-- RECORDED DATA --
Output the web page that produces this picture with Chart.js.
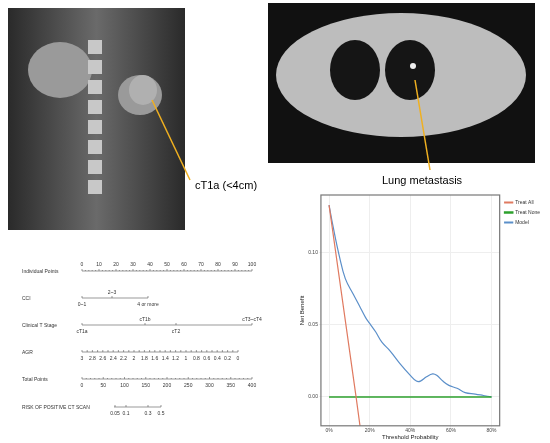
<!DOCTYPE html>
<html><head><meta charset="utf-8">
<script src="https://cdn.jsdelivr.net/npm/chart.js@4"></script>
<style>body{margin:0;background:#fff;width:550px;height:443px;position:relative;overflow:hidden;font-family:"Liberation Sans",Arial,sans-serif}
#bg{position:absolute;left:0;top:0}
#wrap{position:absolute;left:298px;top:190px;width:252px;height:251px}
</style></head><body>
<canvas id="bg" width="550" height="443"></canvas>
<div id="wrap"><canvas id="c"></canvas></div>
<script>
// DCA data
const thresholds = [0,2,5,8,12,15,18,20,23,26,30,35,40,43,45,48,51,53,56,59,63,67,72,76,80];
const modelNB = [0.133,0.118,0.098,0.082,0.071,0.063,0.055,0.051,0.045,0.038,0.032,0.023,0.015,0.011,0.011,0.014,0.016,0.015,0.011,0.008,0.006,0.003,0.002,0.001,0];
const treatAllX = [0,13.3,16];
const treatAllNB = [0.133,0,-0.028];
const treatNoneX = [0,80];
const treatNoneNB = [0,0];
const xTicks = [0,20,40,60,80];
const yTicks = [0,0.05,0.10];
// Nomogram data
const pointTicks = [0,10,20,30,40,50,60,70,80,90,100];
const agrLabels = ["3","2.8","2.6","2.4","2.2","2","1.8","1.6","1.4","1.2","1","0.8","0.6","0.4","0.2","0"];
const totalTicks = [0,50,100,150,200,250,300,350,400];
const riskLabels = ["0.05","0.1","0.3","0.5"];

const g = document.getElementById('bg').getContext('2d');
let gr = g.createLinearGradient(8,0,185,0);
gr.addColorStop(0,'#2a2a2a');gr.addColorStop(0.5,'#6a6a6a');gr.addColorStop(1,'#2a2a2a');
g.fillStyle=gr; g.fillRect(8,8,177,222);
g.fillStyle='#9a9a9a'; g.beginPath(); g.ellipse(60,70,32,28,0,0,7); g.fill();
g.beginPath(); g.ellipse(140,95,22,20,0,0,7); g.fill();
g.fillStyle='#c8c8c8'; for(let i=0;i<8;i++){g.fillRect(88,40+i*20,14,14);}
g.fillStyle='#b0b0b0'; g.beginPath(); g.ellipse(143,90,14,15,0,0,7); g.fill();
g.fillStyle='#111'; g.fillRect(268,3,267,160);
g.fillStyle='#bdbdbd'; g.beginPath(); g.ellipse(401,75,125,62,0,0,7); g.fill();
g.fillStyle='#151515'; g.beginPath(); g.ellipse(355,70,25,30,0,0,7); g.fill();
g.beginPath(); g.ellipse(410,70,25,30,0,0,7); g.fill();
g.fillStyle='#eee'; g.beginPath(); g.arc(413,66,3,0,7); g.fill();
g.strokeStyle='#f0b020'; g.lineWidth=1.5;
g.beginPath(); g.moveTo(190,180); g.lineTo(152,100); g.stroke();
g.beginPath(); g.moveTo(430,170); g.lineTo(415,80); g.stroke();
g.fillStyle='#000'; g.font='11px "Liberation Sans"';
g.fillText('cT1a (<4cm)',195,189); g.fillText('Lung metastasis',382,184);
const x0=82,x1=252;
g.font='5px "Liberation Sans"'; g.fillStyle='#333'; g.strokeStyle='#555'; g.lineWidth=0.6;
const rowY=[271,298,325,352,379,407];
['Individual Points','CCI','Clinical T Stage','AGR','Total Points','RISK OF POSITIVE CT SCAN'].forEach((t,i)=>g.fillText(t,22,rowY[i]+2));
function axis(y,xa,xb){g.beginPath();g.moveTo(xa,y);g.lineTo(xb,y);g.stroke();}
function tick(x,y,d){g.beginPath();g.moveTo(x,y);g.lineTo(x,y+d);g.stroke();}
g.textAlign='center';
axis(rowY[0],x0,x1);
for(let v=0;v<=100;v+=2){tick(x0+(x1-x0)*v/100,rowY[0],v%10?-1:-2);}
pointTicks.forEach(v=>g.fillText(String(v),x0+(x1-x0)*v/100,rowY[0]-5));
axis(rowY[1],82,148);[[82,'0~1',1],[112,'2~3',-1],[148,'4 or more',1]].forEach(([x,t,s])=>{tick(x,rowY[1],-2);g.fillText(t,x,rowY[1]+(s>0?8:-4));});
axis(rowY[2],82,252);[[82,'cT1a',1],[145,'cT1b',-1],[176,'cT2',1],[252,'cT3~cT4',-1]].forEach(([x,t,s])=>{tick(x,rowY[2],-2);g.fillText(t,x,rowY[2]+(s>0?8:-4));});
axis(rowY[3],82,238);
for(let i=0;i<=30;i++){tick(82+(238-82)*i/30,rowY[3],-2);}
agrLabels.forEach((t,i)=>g.fillText(t,82+(238-82)*i/15,rowY[3]+8));
axis(rowY[4],x0,x1);
for(let v=0;v<=400;v+=10){tick(x0+(x1-x0)*v/400,rowY[4],v%50?-1:-2);}
totalTicks.forEach(v=>g.fillText(String(v),x0+(x1-x0)*v/400,rowY[4]+8));
axis(rowY[5],114,161);
[115,126,148,161].forEach((x,i)=>{tick(x,rowY[5],-2);g.fillText(riskLabels[i],x,rowY[5]+8);});

const boxPlugin={id:'box',afterDraw(ch){const a=ch.chartArea,c=ch.ctx;c.save();c.strokeStyle='#777';c.lineWidth=1.2;c.strokeRect(a.left,a.top,a.right-a.left,a.bottom-a.top);c.restore();}};
new Chart(document.getElementById('c'),{
 type:'line',
 data:{datasets:[
  {label:'Treat All',data:treatAllX.map((x,i)=>({x,y:treatAllNB[i]})),borderColor:'#e07a60',borderWidth:1.2,pointRadius:0},
  {label:'Treat None',data:treatNoneX.map((x,i)=>({x,y:treatNoneNB[i]})),borderColor:'#2ca02c',borderWidth:1.6,pointRadius:0},
  {label:'Model',data:thresholds.map((x,i)=>({x,y:modelNB[i]})),borderColor:'#5b8fc9',borderWidth:1.2,pointRadius:0,tension:0.4}
 ]},
 plugins:[boxPlugin],
 options:{responsive:true,maintainAspectRatio:false,animation:false,
  layout:{padding:{top:5,right:0,bottom:0}},
  plugins:{legend:{position:'right',align:'start',labels:{boxWidth:8,boxHeight:1,font:{size:5},color:'#333',padding:5}},tooltip:{enabled:false}},
  scales:{
   x:{type:'linear',min:-4,max:84,border:{display:false},grid:{color:'#eee',tickLength:2},
      afterBuildTicks:a=>{a.ticks=xTicks.map(v=>({value:v}));},
      ticks:{font:{size:5},color:'#444',padding:0,callback:v=>v+'%'},
      title:{display:true,text:'Threshold Probability',font:{size:6},color:'#222',padding:0}},
   y:{min:-0.02,max:0.14,border:{display:false},grid:{color:'#eee',tickLength:2},
      afterBuildTicks:a=>{a.ticks=yTicks.map(v=>({value:v}));},
      ticks:{font:{size:5},color:'#444',padding:1,callback:v=>v.toFixed(2)},
      title:{display:true,text:'Net Benefit',font:{size:6},color:'#222',padding:1}}
  }}
});
</script></body></html>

-- STATED PROBLEM --
Restate the entire listing word for word, excluding pictures.

-- TASK ANSWER --
Output the web page that produces this picture with Chart.js.
<!DOCTYPE html>
<html><head><meta charset="utf-8">
<script src="https://cdn.jsdelivr.net/npm/chart.js@4"></script>
<style>body{margin:0;background:#fff;width:550px;height:443px;position:relative;overflow:hidden;font-family:"Liberation Sans",Arial,sans-serif}
#bg{position:absolute;left:0;top:0}
#wrap{position:absolute;left:298px;top:190px;width:252px;height:251px}
</style></head><body>
<canvas id="bg" width="550" height="443"></canvas>
<div id="wrap"><canvas id="c"></canvas></div>
<script>
// DCA data
const thresholds = [0,2,5,8,12,15,18,20,23,26,30,35,40,43,45,48,51,53,56,59,63,67,72,76,80];
const modelNB = [0.133,0.118,0.098,0.082,0.071,0.063,0.055,0.051,0.045,0.038,0.032,0.023,0.015,0.011,0.011,0.014,0.016,0.015,0.011,0.008,0.006,0.003,0.002,0.001,0];
const treatAllX = [0,13.3,16];
const treatAllNB = [0.133,0,-0.028];
const treatNoneX = [0,80];
const treatNoneNB = [0,0];
const xTicks = [0,20,40,60,80];
const yTicks = [0,0.05,0.10];
// Nomogram data
const pointTicks = [0,10,20,30,40,50,60,70,80,90,100];
const agrLabels = ["3","2.8","2.6","2.4","2.2","2","1.8","1.6","1.4","1.2","1","0.8","0.6","0.4","0.2","0"];
const totalTicks = [0,50,100,150,200,250,300,350,400];
const riskLabels = ["0.05","0.1","0.3","0.5"];

const g = document.getElementById('bg').getContext('2d');
let gr = g.createLinearGradient(8,0,185,0);
gr.addColorStop(0,'#2a2a2a');gr.addColorStop(0.5,'#6a6a6a');gr.addColorStop(1,'#2a2a2a');
g.fillStyle=gr; g.fillRect(8,8,177,222);
g.fillStyle='#9a9a9a'; g.beginPath(); g.ellipse(60,70,32,28,0,0,7); g.fill();
g.beginPath(); g.ellipse(140,95,22,20,0,0,7); g.fill();
g.fillStyle='#c8c8c8'; for(let i=0;i<8;i++){g.fillRect(88,40+i*20,14,14);}
g.fillStyle='#b0b0b0'; g.beginPath(); g.ellipse(143,90,14,15,0,0,7); g.fill();
g.fillStyle='#111'; g.fillRect(268,3,267,160);
g.fillStyle='#bdbdbd'; g.beginPath(); g.ellipse(401,75,125,62,0,0,7); g.fill();
g.fillStyle='#151515'; g.beginPath(); g.ellipse(355,70,25,30,0,0,7); g.fill();
g.beginPath(); g.ellipse(410,70,25,30,0,0,7); g.fill();
g.fillStyle='#eee'; g.beginPath(); g.arc(413,66,3,0,7); g.fill();
g.strokeStyle='#f0b020'; g.lineWidth=1.5;
g.beginPath(); g.moveTo(190,180); g.lineTo(152,100); g.stroke();
g.beginPath(); g.moveTo(430,170); g.lineTo(415,80); g.stroke();
g.fillStyle='#000'; g.font='11px "Liberation Sans"';
g.fillText('cT1a (<4cm)',195,189); g.fillText('Lung metastasis',382,184);
const x0=82,x1=252;
g.font='5px "Liberation Sans"'; g.fillStyle='#333'; g.strokeStyle='#555'; g.lineWidth=0.6;
const rowY=[271,298,325,352,379,407];
['Individual Points','CCI','Clinical T Stage','AGR','Total Points','RISK OF POSITIVE CT SCAN'].forEach((t,i)=>g.fillText(t,22,rowY[i]+2));
function axis(y,xa,xb){g.beginPath();g.moveTo(xa,y);g.lineTo(xb,y);g.stroke();}
function tick(x,y,d){g.beginPath();g.moveTo(x,y);g.lineTo(x,y+d);g.stroke();}
g.textAlign='center';
axis(rowY[0],x0,x1);
for(let v=0;v<=100;v+=2){tick(x0+(x1-x0)*v/100,rowY[0],v%10?-1:-2);}
pointTicks.forEach(v=>g.fillText(String(v),x0+(x1-x0)*v/100,rowY[0]-5));
axis(rowY[1],82,148);[[82,'0~1',1],[112,'2~3',-1],[148,'4 or more',1]].forEach(([x,t,s])=>{tick(x,rowY[1],-2);g.fillText(t,x,rowY[1]+(s>0?8:-4));});
axis(rowY[2],82,252);[[82,'cT1a',1],[145,'cT1b',-1],[176,'cT2',1],[252,'cT3~cT4',-1]].forEach(([x,t,s])=>{tick(x,rowY[2],-2);g.fillText(t,x,rowY[2]+(s>0?8:-4));});
axis(rowY[3],82,238);
for(let i=0;i<=30;i++){tick(82+(238-82)*i/30,rowY[3],-2);}
agrLabels.forEach((t,i)=>g.fillText(t,82+(238-82)*i/15,rowY[3]+8));
axis(rowY[4],x0,x1);
for(let v=0;v<=400;v+=10){tick(x0+(x1-x0)*v/400,rowY[4],v%50?-1:-2);}
totalTicks.forEach(v=>g.fillText(String(v),x0+(x1-x0)*v/400,rowY[4]+8));
axis(rowY[5],114,161);
[115,126,148,161].forEach((x,i)=>{tick(x,rowY[5],-2);g.fillText(riskLabels[i],x,rowY[5]+8);});

const boxPlugin={id:'box',afterDraw(ch){const a=ch.chartArea,c=ch.ctx;c.save();c.strokeStyle='#777';c.lineWidth=1.2;c.strokeRect(a.left,a.top,a.right-a.left,a.bottom-a.top);c.restore();}};
new Chart(document.getElementById('c'),{
 type:'line',
 data:{datasets:[
  {label:'Treat All',data:treatAllX.map((x,i)=>({x,y:treatAllNB[i]})),borderColor:'#e07a60',borderWidth:1.2,pointRadius:0},
  {label:'Treat None',data:treatNoneX.map((x,i)=>({x,y:treatNoneNB[i]})),borderColor:'#2ca02c',borderWidth:1.6,pointRadius:0},
  {label:'Model',data:thresholds.map((x,i)=>({x,y:modelNB[i]})),borderColor:'#5b8fc9',borderWidth:1.2,pointRadius:0,tension:0.4}
 ]},
 plugins:[boxPlugin],
 options:{responsive:true,maintainAspectRatio:false,animation:false,
  layout:{padding:{top:5,right:0,bottom:0}},
  plugins:{legend:{position:'right',align:'start',labels:{boxWidth:8,boxHeight:1,font:{size:5},color:'#333',padding:5}},tooltip:{enabled:false}},
  scales:{
   x:{type:'linear',min:-4,max:84,border:{display:false},grid:{color:'#eee',tickLength:2},
      afterBuildTicks:a=>{a.ticks=xTicks.map(v=>({value:v}));},
      ticks:{font:{size:5},color:'#444',padding:0,callback:v=>v+'%'},
      title:{display:true,text:'Threshold Probability',font:{size:6},color:'#222',padding:0}},
   y:{min:-0.02,max:0.14,border:{display:false},grid:{color:'#eee',tickLength:2},
      afterBuildTicks:a=>{a.ticks=yTicks.map(v=>({value:v}));},
      ticks:{font:{size:5},color:'#444',padding:1,callback:v=>v.toFixed(2)},
      title:{display:true,text:'Net Benefit',font:{size:6},color:'#222',padding:1}}
  }}
});
</script></body></html>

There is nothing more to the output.